We can now plot these points: $$(-8, 2)$$, $$(-1, 0.5)$$, $$(0, 0)$$, $$(1, 0.5)$$, and $$(8, 2)$$.
When we connect these points, we observe the following:
- As 't' increases from negative values through zero to positive values, 'x' continuously increases (from -8 to -1 to 0 to 1 to 8, and beyond).
- As 't' increases from negative values towards $$0$$, 'y' decreases (e.g., from 2 to 0.5 to 0).
- As 't' increases from $$0$$ to positive values, 'y' increases (e.g., from 0 to 0.5 to 2).
The curve starts from the far left (large negative 'x' and positive 'y'), moves downwards to reach the origin $$(0,0)$$ as 't' approaches $$0$$, and then moves upwards to the far right (large positive 'x' and positive 'y') as 't' increases beyond $$0$$.
The curve forms a shape resembling a cubic parabola on its side, but with a sharp turn (a cusp) at the origin $$(0,0)$$. The orientation (direction) of the curve is indicated by arrows pointing along the curve in the direction of increasing 't'. These arrows would show the curve moving from left to right overall, passing through the origin.

**step5** Eliminating the Parameter 't'

To find the rectangular equation, we need to express 'x' and 'y' in terms of each other without the parameter 't'. We use the given equations:
1. $$x = t^3$$
2. $$y = \frac{t^2}{2}$$
From equation (1), we can isolate 't' by taking the cube root of both sides:
$$t = \sqrt[3]{x}$$
We can also write this as $$t = x^{1/3}$$.
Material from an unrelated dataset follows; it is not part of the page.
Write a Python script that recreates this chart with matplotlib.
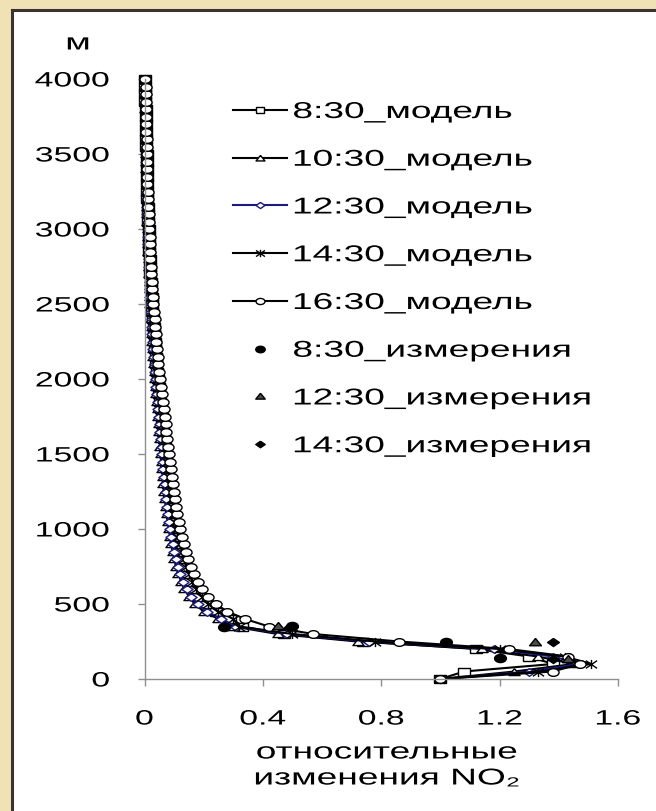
import matplotlib
matplotlib.use("Agg")
import matplotlib.pyplot as plt
from matplotlib import patheffects
from matplotlib.lines import Line2D
from matplotlib.path import Path
from matplotlib.patches import Rectangle
from matplotlib.transforms import Affine2D
import numpy as np

plt.rcParams['font.family'] = ['Liberation Sans', 'DejaVu Sans']

# model levels, m
heights_m = list(range(0, 4001, 50))

# relative NO2 change, model profiles
model_0830 = [1.00, 1.08, 1.38, 1.30, 1.12, 0.74, 0.47, 0.33, 0.29, 0.24,
              0.205, 0.183, 0.166, 0.153, 0.142, 0.133, 0.126, 0.119, 0.113, 0.108,
              0.103, 0.099, 0.094, 0.091, 0.088, 0.084, 0.081, 0.078, 0.076, 0.073,
              0.071, 0.068, 0.065, 0.063, 0.060, 0.058, 0.055, 0.053, 0.050, 0.048,
              0.045, 0.043, 0.040, 0.038, 0.036, 0.034, 0.032, 0.031, 0.029, 0.027,
              0.026, 0.024, 0.022, 0.021, 0.020, 0.019, 0.017, 0.016, 0.015, 0.014,
              0.014, 0.013, 0.012, 0.011, 0.010, 0.009, 0.009, 0.008, 0.008, 0.007,
              0.007, 0.006, 0.006, 0.005, 0.005, 0.004, 0.004, 0.003, 0.003, 0.003,
              0.003]
model_1030 = [1.00, 1.25, 1.45, 1.33, 1.14, 0.72, 0.45, 0.30, 0.25, 0.20,
              0.170, 0.150, 0.135, 0.124, 0.114, 0.107, 0.100, 0.095, 0.090, 0.086,
              0.082, 0.078, 0.075, 0.072, 0.069, 0.066, 0.064, 0.062, 0.060, 0.058,
              0.056, 0.054, 0.052, 0.050, 0.048, 0.046, 0.044, 0.042, 0.040, 0.038,
              0.036, 0.034, 0.032, 0.030, 0.028, 0.027, 0.026, 0.024, 0.023, 0.022,
              0.020, 0.019, 0.018, 0.017, 0.016, 0.015, 0.014, 0.013, 0.012, 0.012,
              0.011, 0.010, 0.010, 0.009, 0.008, 0.008, 0.007, 0.007, 0.006, 0.006,
              0.005, 0.005, 0.005, 0.004, 0.004, 0.004, 0.003, 0.003, 0.003, 0.003,
              0.002]
model_1230 = [1.00, 1.30, 1.47, 1.38, 1.18, 0.76, 0.48, 0.31, 0.26, 0.21,
              0.180, 0.158, 0.142, 0.130, 0.120, 0.113, 0.106, 0.100, 0.095, 0.091,
              0.087, 0.083, 0.080, 0.077, 0.074, 0.071, 0.068, 0.066, 0.064, 0.062,
              0.060, 0.058, 0.055, 0.053, 0.051, 0.049, 0.047, 0.045, 0.043, 0.040,
              0.038, 0.036, 0.034, 0.032, 0.030, 0.029, 0.027, 0.026, 0.024, 0.023,
              0.022, 0.020, 0.019, 0.018, 0.017, 0.016, 0.015, 0.014, 0.013, 0.012,
              0.012, 0.011, 0.010, 0.010, 0.009, 0.008, 0.008, 0.007, 0.007, 0.006,
              0.006, 0.005, 0.005, 0.005, 0.004, 0.004, 0.004, 0.003, 0.003, 0.003,
              0.002]
model_1430 = [1.00, 1.33, 1.51, 1.42, 1.20, 0.78, 0.50, 0.32, 0.30, 0.25,
              0.215, 0.193, 0.175, 0.162, 0.150, 0.141, 0.133, 0.126, 0.120, 0.114,
              0.109, 0.104, 0.100, 0.096, 0.093, 0.089, 0.086, 0.083, 0.080, 0.077,
              0.075, 0.072, 0.069, 0.067, 0.064, 0.061, 0.059, 0.056, 0.053, 0.050,
              0.048, 0.045, 0.042, 0.041, 0.038, 0.036, 0.034, 0.032, 0.031, 0.029,
              0.027, 0.025, 0.023, 0.023, 0.021, 0.020, 0.018, 0.017, 0.016, 0.015,
              0.014, 0.014, 0.013, 0.012, 0.011, 0.010, 0.009, 0.009, 0.008, 0.007,
              0.007, 0.006, 0.006, 0.005, 0.005, 0.005, 0.004, 0.004, 0.004, 0.003,
              0.003]
model_1630 = [1.00, 1.38, 1.47, 1.43, 1.23, 0.86, 0.57, 0.42, 0.34, 0.28,
              0.240, 0.215, 0.195, 0.180, 0.167, 0.157, 0.148, 0.140, 0.133, 0.127,
              0.121, 0.116, 0.111, 0.107, 0.103, 0.099, 0.095, 0.092, 0.089, 0.086,
              0.083, 0.080, 0.077, 0.074, 0.071, 0.068, 0.065, 0.062, 0.059, 0.056,
              0.053, 0.050, 0.047, 0.045, 0.042, 0.040, 0.038, 0.036, 0.034, 0.032,
              0.030, 0.028, 0.026, 0.025, 0.023, 0.022, 0.020, 0.019, 0.018, 0.017,
              0.016, 0.015, 0.014, 0.013, 0.012, 0.011, 0.010, 0.010, 0.009, 0.008,
              0.008, 0.007, 0.007, 0.006, 0.006, 0.005, 0.005, 0.004, 0.004, 0.004,
              0.003]

# measurements
meas_0830_x = [0.27, 0.50, 1.02, 1.20]
meas_0830_h = [350, 355, 250, 140]
meas_1230_x = [0.45, 1.32, 1.43]
meas_1230_h = [355, 245, 135]
meas_1430_x = [0.49, 1.38, 1.38]
meas_1430_h = [350, 250, 135]

x_ticks = [0, 0.4, 0.8, 1.2, 1.6]
x_tick_labels = ['0', '0.4', '0.8', '1.2', '1.6']
y_ticks = list(range(0, 4001, 500))

W, H = 656, 812
TEXT_WIDE = 1.62
MARK_WIDE = 1.45


class WideText(patheffects.AbstractPathEffect):
    """Draws text paths stretched horizontally about one edge or the centre."""

    def __init__(self, factor, anchor='center'):
        super().__init__()
        self.factor = factor
        self.anchor = anchor

    def draw_path(self, renderer, gc, tpath, affine, rgbFace=None):
        box = affine.transform_path(tpath).get_extents()
        if self.anchor == 'left':
            x0 = box.x0
        elif self.anchor == 'right':
            x0 = box.x1
        else:
            x0 = 0.5 * (box.x0 + box.x1)
        stretch = Affine2D().translate(-x0, 0).scale(self.factor, 1).translate(x0, 0)
        renderer.draw_path(gc, tpath, affine + stretch, rgbFace)


def wide_marker(verts, codes=None):
    v = np.asarray(verts, dtype=float) * [MARK_WIDE, 1.0]
    return Path(v, codes)


m_square = wide_marker([(-1, -1), (1, -1), (1, 1), (-1, 1), (-1, -1)])
m_triangle = wide_marker([(0, 1), (-1, -0.8), (1, -0.8), (0, 1)])
m_diamond = wide_marker([(0, 1), (1, 0), (0, -1), (-1, 0), (0, 1)])
m_circle = Path(Path.unit_circle().vertices * [MARK_WIDE, 1.0], Path.unit_circle().codes)
m_star = wide_marker([(-1, -1), (1, 1), (-1, 1), (1, -1), (0, -1.2), (0, 1.2)],
                     [Path.MOVETO, Path.LINETO] * 3)

fig = plt.figure(figsize=(W / 100, H / 100), dpi=100, facecolor='#F1E2B6')
fig.add_artist(Rectangle((12 / W, 0), 1, (H - 11) / H, transform=fig.transFigure,
                         facecolor='white', edgecolor='none', zorder=-5))
fig.add_artist(Line2D([12 / W, 12 / W], [0, (H - 11) / H], color='#3b3232', lw=2.2, zorder=-4))
fig.add_artist(Line2D([12 / W, 1], [(H - 11) / H, (H - 11) / H], color='#3b3232', lw=2.2, zorder=-4))

ax = fig.add_axes([144.5 / W, 132 / H, (618 - 144.5) / W, 600 / H])
ax.set_facecolor('none')

line_kw = dict(lw=1.5, ms=8, mew=1.0, mfc='white', clip_on=False)
h1, = ax.plot(model_0830, heights_m, color='black', marker=m_square, mec='black', **line_kw)
h2, = ax.plot(model_1030, heights_m, color='black', marker=m_triangle, mec='black', **line_kw)
h3, = ax.plot(model_1230, heights_m, color='#1a1a80', marker=m_diamond, mec='#1a1a80', **line_kw)
h4, = ax.plot(model_1430, heights_m, color='black', marker=m_star, mec='black', **line_kw)
h5, = ax.plot(model_1630, heights_m, color='black', marker=m_circle, mec='black', **line_kw)

h6, = ax.plot(meas_0830_x, meas_0830_h, ls='none', marker=m_circle, ms=8.5,
              mfc='black', mec='black', clip_on=False)
h7, = ax.plot(meas_1230_x, meas_1230_h, ls='none', marker=m_triangle, ms=8.5,
              mfc='#4a4a4a', mec='black', clip_on=False)
h8, = ax.plot(meas_1430_x, meas_1430_h, ls='none', marker=m_diamond, ms=8.5,
              mfc='black', mec='black', clip_on=False)

ax.set_xlim(0, 1.6)
ax.set_ylim(0, 4000)
ax.set_xticks(x_ticks)
ax.set_xticklabels(x_tick_labels)
ax.set_yticks(y_ticks)
for side in ('top', 'right'):
    ax.spines[side].set_visible(False)
for side in ('left', 'bottom'):
    ax.spines[side].set_color('#8f8f8f')
    ax.spines[side].set_linewidth(1.0)
ax.tick_params(axis='both', direction='out', length=5, width=1.0, color='#8f8f8f',
               labelsize=15, labelcolor='black')
ax.tick_params(axis='y', pad=20)
ax.tick_params(axis='x', pad=17)
for lbl in ax.get_yticklabels():
    lbl.set_path_effects([WideText(TEXT_WIDE, 'right')])
for lbl in ax.get_xticklabels():
    lbl.set_path_effects([WideText(TEXT_WIDE, 'center')])

labels = ['8:30_модель', '10:30_модель', '12:30_модель', '14:30_модель', '16:30_модель',
          '8:30_измерения', '12:30_измерения', '14:30_измерения']
leg = ax.legend([h1, h2, h3, h4, h5, h6, h7, h8], labels, loc='upper left',
                bbox_to_anchor=((233 - 144.5) / 473.5, (680 - 101) / 600),
                frameon=False, fontsize=16.5, handlelength=2.36, handletextpad=0.26,
                labelspacing=1.08, borderpad=0, borderaxespad=0, markerscale=0.8)
for t in leg.get_texts():
    t.set_path_effects([WideText(TEXT_WIDE, 'left')])

fig.text(78 / W, 1 - 44 / H, 'м', ha='center', va='center', fontsize=16.5,
         path_effects=[WideText(TEXT_WIDE, 'center')])
fig.text(387 / W, 1 - 753 / H, 'относительные', ha='center', va='center', fontsize=16.5,
         path_effects=[WideText(TEXT_WIDE, 'center')])
fig.text(387 / W, 1 - 779 / H, 'изменения NO₂', ha='center', va='center', fontsize=16.5,
         path_effects=[WideText(TEXT_WIDE, 'center')])

fig.savefig('out.png', dpi=100, facecolor=fig.get_facecolor())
**step6** Substituting to Obtain the Rectangular Equation

Now, we substitute the expression for 't' (which is $$x^{1/3}$$) into equation (2):
$$y = \frac{(x^{1/3})^2}{2}$$
According to the rules of exponents, $$(a^b)^c = a^{b \times c}$$. So, $$(x^{1/3})^2 = x^{(1/3) \times 2} = x^{2/3}$$.
Therefore, the rectangular equation is:
$$y = \frac{x^{2/3}}{2}$$

**step7** Verifying the Rectangular Equation's Domain and Range

Let's check if the rectangular equation $$y = \frac{x^{2/3}}{2}$$ matches the properties derived from the parametric equations.
- The term $$x^{2/3}$$ means $$(\sqrt[3]{x})^2$$. The cube root of any real number 'x' is a real number, and squaring it results in a non-negative number. Thus, $$x^{2/3}$$ is defined for all real 'x' and is always non-negative. This aligns with our observation from the parametric equations that 'x' can be any real number.
- Since $$x^{2/3} \ge 0$$, then $$y = \frac{x^{2/3}}{2} \ge 0$$. This also aligns with our observation from the parametric equations that $$y = t^2/2$$ must always be non-negative.
The rectangular equation correctly represents the curve described by the parametric equations.
The final rectangular equation is $$y = \frac{1}{2}x^{2/3}$$.